SAS always gives a unique triangle because the two sides and the included angle completely determine the shape and size of the triangle. Imagine fixing two sides with a hinge at their common vertex - the angle between them determines exactly how they're positioned relative to each other. There's only one way to arrange two sides of fixed length with a fixed angle between them, which means there's only one possible triangle that can be formed. This is in contrast to the SSA case, which can result in zero, one, or two possible triangles.

Can I use SAS if I know two sides and a non-included angle?

No, if you know two sides and a non-included angle (an angle not between the two known sides), you cannot use the SAS method. This scenario is known as the SSA (Side-Side-Angle) case, which is fundamentally different from SAS. The SSA case is ambiguous because depending on the given angle and side lengths, there could be zero, one, or two possible triangles that satisfy the given conditions. In such cases, you would need to use the Law of Sines and consider the ambiguous case possibilities.

What is the Law of Cosines, and how is it used in SAS?

The Law of Cosines is a formula that relates the lengths of the sides of a triangle to the cosine of one of its angles. For a triangle with sides a, b, c and opposite angles A, B, C respectively, the Law of Cosines states: c² = a² + b² - 2ab·cos(C). In the SAS method, we use the Law of Cosines to find the length of the third side (the side opposite the known angle). Once we have all three sides, we can use the Law of Cosines again (or the Law of Sines) to find the other angles.

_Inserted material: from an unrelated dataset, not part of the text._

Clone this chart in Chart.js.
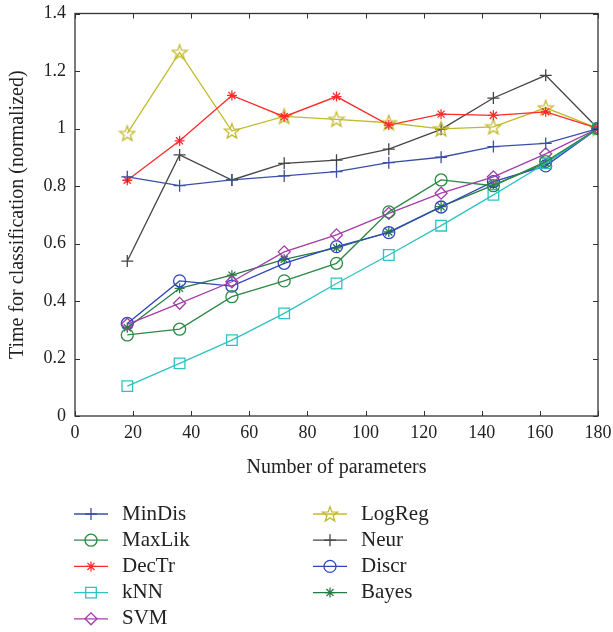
<!DOCTYPE html>
<html>
<head>
<meta charset="utf-8">
<script src="https://cdn.jsdelivr.net/npm/chart.js@4/dist/chart.umd.min.js"></script>
<style>
  html, body { margin: 0; padding: 0; background: #fff; }
  #wrap { width: 613px; height: 632px; position: relative; }
</style>
</head>
<body>
<div id="wrap"><canvas id="chart" width="613" height="632"></canvas></div>
<script>
// Data
const params = [18, 36, 54, 72, 90, 108, 126, 144, 162, 180];
const xTicks = [0, 20, 40, 60, 80, 100, 120, 140, 160, 180];
const yTicks = [0, 0.2, 0.4, 0.6, 0.8, 1, 1.2, 1.4];

const minDis = [0.832, 0.801, 0.821, 0.835, 0.850, 0.881, 0.900, 0.937, 0.948, 1.0];
const maxLik = [0.282, 0.302, 0.415, 0.470, 0.531, 0.710, 0.821, 0.801, 0.885, 1.0];
const decTr  = [0.820, 0.957, 1.115, 1.041, 1.111, 1.012, 1.050, 1.046, 1.058, 1.0];
const kNN    = [0.104, 0.183, 0.264, 0.357, 0.461, 0.560, 0.662, 0.769, 0.879, 1.0];
const svm    = [0.319, 0.392, 0.467, 0.571, 0.630, 0.705, 0.775, 0.832, 0.912, 1.0];
const logReg = [0.983, 1.265, 0.991, 1.042, 1.032, 1.020, 0.999, 1.006, 1.072, 1.0];
const neur   = [0.539, 0.908, 0.821, 0.879, 0.890, 0.928, 0.997, 1.106, 1.185, 1.0];
const discr  = [0.322, 0.470, 0.452, 0.531, 0.589, 0.638, 0.727, 0.815, 0.870, 1.0];
const bayes  = [0.307, 0.444, 0.490, 0.545, 0.585, 0.640, 0.728, 0.803, 0.879, 1.0];

const FONT = '"Liberation Serif", "DejaVu Serif", serif';

// Pentagram marker (Chart.js has no 5-point star)
function makePentagram(color) {
  const c = document.createElement('canvas');
  c.width = 18; c.height = 18;
  const g = c.getContext('2d');
  g.strokeStyle = color;
  g.lineWidth = 1.3;
  g.beginPath();
  for (let i = 0; i < 10; i++) {
    const r = i % 2 === 0 ? 8 : 3.3;
    const a = -Math.PI / 2 + i * Math.PI / 5;
    const px = 9 + r * Math.cos(a), py = 9.6 + r * Math.sin(a);
    if (i === 0) g.moveTo(px, py); else g.lineTo(px, py);
  }
  g.closePath();
  g.stroke();
  return c;
}

function series(label, data, color, style, radius) {
  return {
    label: label,
    data: data.map((v, i) => ({ x: params[i], y: v })),
    borderColor: color,
    backgroundColor: 'rgba(0,0,0,0)',
    pointBorderColor: color,
    pointBackgroundColor: 'rgba(0,0,0,0)',
    borderWidth: 1.3,
    pointBorderWidth: 1.3,
    pointStyle: style,
    pointRadius: radius,
    pointHoverRadius: radius,
    tension: 0,
    fill: false
  };
}

const datasets = [
  series('MinDis', minDis, '#3b4fa6', 'cross', 6),
  series('MaxLik', maxLik, '#2b8a45', 'circle', 6),
  series('DecTr', decTr, '#ff2b2b', 'star', 5),
  series('kNN', kNN, '#2ec2c2', 'rect', 7.5),
  series('SVM', svm, '#a43ca8', 'rectRot', 6),
  series('LogReg', logReg, '#c2ba2e', makePentagram('#c2ba2e'), 8),
  series('Neur', neur, '#454545', 'cross', 6),
  series('Discr', discr, '#2f45bc', 'circle', 6),
  series('Bayes', bayes, '#267a45', 'star', 5)
];

// Box frame with inward ticks on all four sides
const frameTicks = {
  id: 'frameTicks',
  afterDraw(chart) {
    const { ctx, chartArea: a, scales } = chart;
    ctx.save();
    ctx.strokeStyle = '#333';
    ctx.lineWidth = 1.3;
    ctx.strokeRect(a.left, a.top, a.right - a.left, a.bottom - a.top);
    ctx.lineWidth = 1;
    ctx.beginPath();
    xTicks.forEach(v => {
      const px = Math.round(scales.x.getPixelForValue(v)) + 0.5;
      ctx.moveTo(px, a.bottom); ctx.lineTo(px, a.bottom - 5);
      ctx.moveTo(px, a.top); ctx.lineTo(px, a.top + 5);
    });
    yTicks.forEach(v => {
      const py = Math.round(scales.y.getPixelForValue(v)) + 0.5;
      ctx.moveTo(a.left, py); ctx.lineTo(a.left + 5, py);
      ctx.moveTo(a.right, py); ctx.lineTo(a.right - 5, py);
    });
    ctx.stroke();
    ctx.restore();
  }
};

// Legend below the plot, two columns, line + marker
const lineLegend = {
  id: 'lineLegend',
  afterDraw(chart) {
    const ctx = chart.ctx;
    ctx.save();
    ctx.font = '21px ' + FONT;
    ctx.textBaseline = 'middle';
    chart.data.datasets.forEach((ds, i) => {
      const col = i < 5 ? 0 : 1;
      const row = i < 5 ? i : i - 5;
      const x0 = col === 0 ? 74 : 313;
      const y = 514 + row * 26.2;
      ctx.strokeStyle = ds.borderColor;
      ctx.lineWidth = 1.3;
      ctx.beginPath();
      ctx.moveTo(x0, y); ctx.lineTo(x0 + 34, y);
      ctx.stroke();
      ctx.fillStyle = 'rgba(0,0,0,0)';
      Chart.helpers.drawPoint(ctx, {
        pointStyle: ds.pointStyle,
        radius: ds.pointRadius,
        rotation: 0,
        borderWidth: ds.pointBorderWidth
      }, x0 + 17, y);
      ctx.fillStyle = '#222';
      ctx.fillText(ds.label, x0 + 48, y);
    });
    ctx.restore();
  }
};

// plot box: left 75, right 598, top 13.5, bottom 416 (canvas 613x632)
new Chart(document.getElementById('chart'), {
  type: 'line',
  data: { datasets: datasets },
  plugins: [frameTicks, lineLegend],
  options: {
    responsive: false,
    animation: false,
    layout: { padding: { left: 0, right: 15, top: 13.5, bottom: 146 } },
    plugins: { legend: { display: false }, tooltip: { enabled: false } },
    scales: {
      x: {
        type: 'linear',
        min: 0, max: 180,
        afterFit: s => { s.height = 70; s.paddingLeft = 0; s.paddingRight = 0; },
        afterBuildTicks: s => { s.ticks = xTicks.map(v => ({ value: v })); },
        grid: { display: false, drawTicks: false },
        border: { display: false },
        ticks: { color: '#222', font: { family: FONT, size: 18 }, padding: 6, maxRotation: 0, autoSkip: false },
        title: { display: true, text: 'Number of parameters', color: '#222', font: { family: FONT, size: 20 }, padding: { top: 4, bottom: 6.5 } }
      },
      y: {
        min: 0, max: 1.4,
        afterFit: s => { s.width = 75; s.paddingTop = 0; s.paddingBottom = 0; },
        afterBuildTicks: s => { s.ticks = yTicks.map(v => ({ value: v })); },
        grid: { display: false, drawTicks: false },
        border: { display: false },
        ticks: { color: '#222', font: { family: FONT, size: 18 }, padding: 9, callback: v => String(+v.toFixed(1)) },
        title: { display: true, text: 'Time for classification (normalized)', color: '#222', font: { family: FONT, size: 20 }, padding: { top: 6, bottom: 4 } }
      }
    }
  }
});
</script>
</body>
</html>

How accurate is this SAS triangle calculator?

Our SAS triangle calculator uses standard JavaScript floating-point arithmetic, which provides approximately 15-17 significant digits of precision. For display purposes, we round the results to 4 decimal places, which is more than sufficient for most practical applications. However, it's important to note that the accuracy of the results depends on the accuracy of your input values. The calculator will faithfully compute results based on the inputs you provide, so if your measurements have limited precision, the results will reflect that.

Can I use this calculator for right triangles?

Yes, you can use this SAS calculator for right triangles. In fact, the SAS method works particularly well for right triangles. If you know the two legs of a right triangle and the right angle between them (90°), you can use our calculator to find the hypotenuse and the other two angles (which should sum to 90°). Alternatively, if you know one leg, the hypotenuse, and the right angle, you can also use the calculator, though in this case, you might find it more straightforward to use the Pythagorean theorem directly.

What are some practical applications of SAS triangle solving?

SAS triangle solving has numerous practical applications across various fields. In land surveying, it's used to determine property boundaries. In robotics, it helps calculate the position of robotic arms. In navigation, it's used in GPS systems to determine positions. In architecture and construction, it ensures structures are built with precise angles and dimensions. In computer graphics and game development, it's used for collision detection, pathfinding, and rendering. These are just a few examples of how SAS principles are applied in the real world.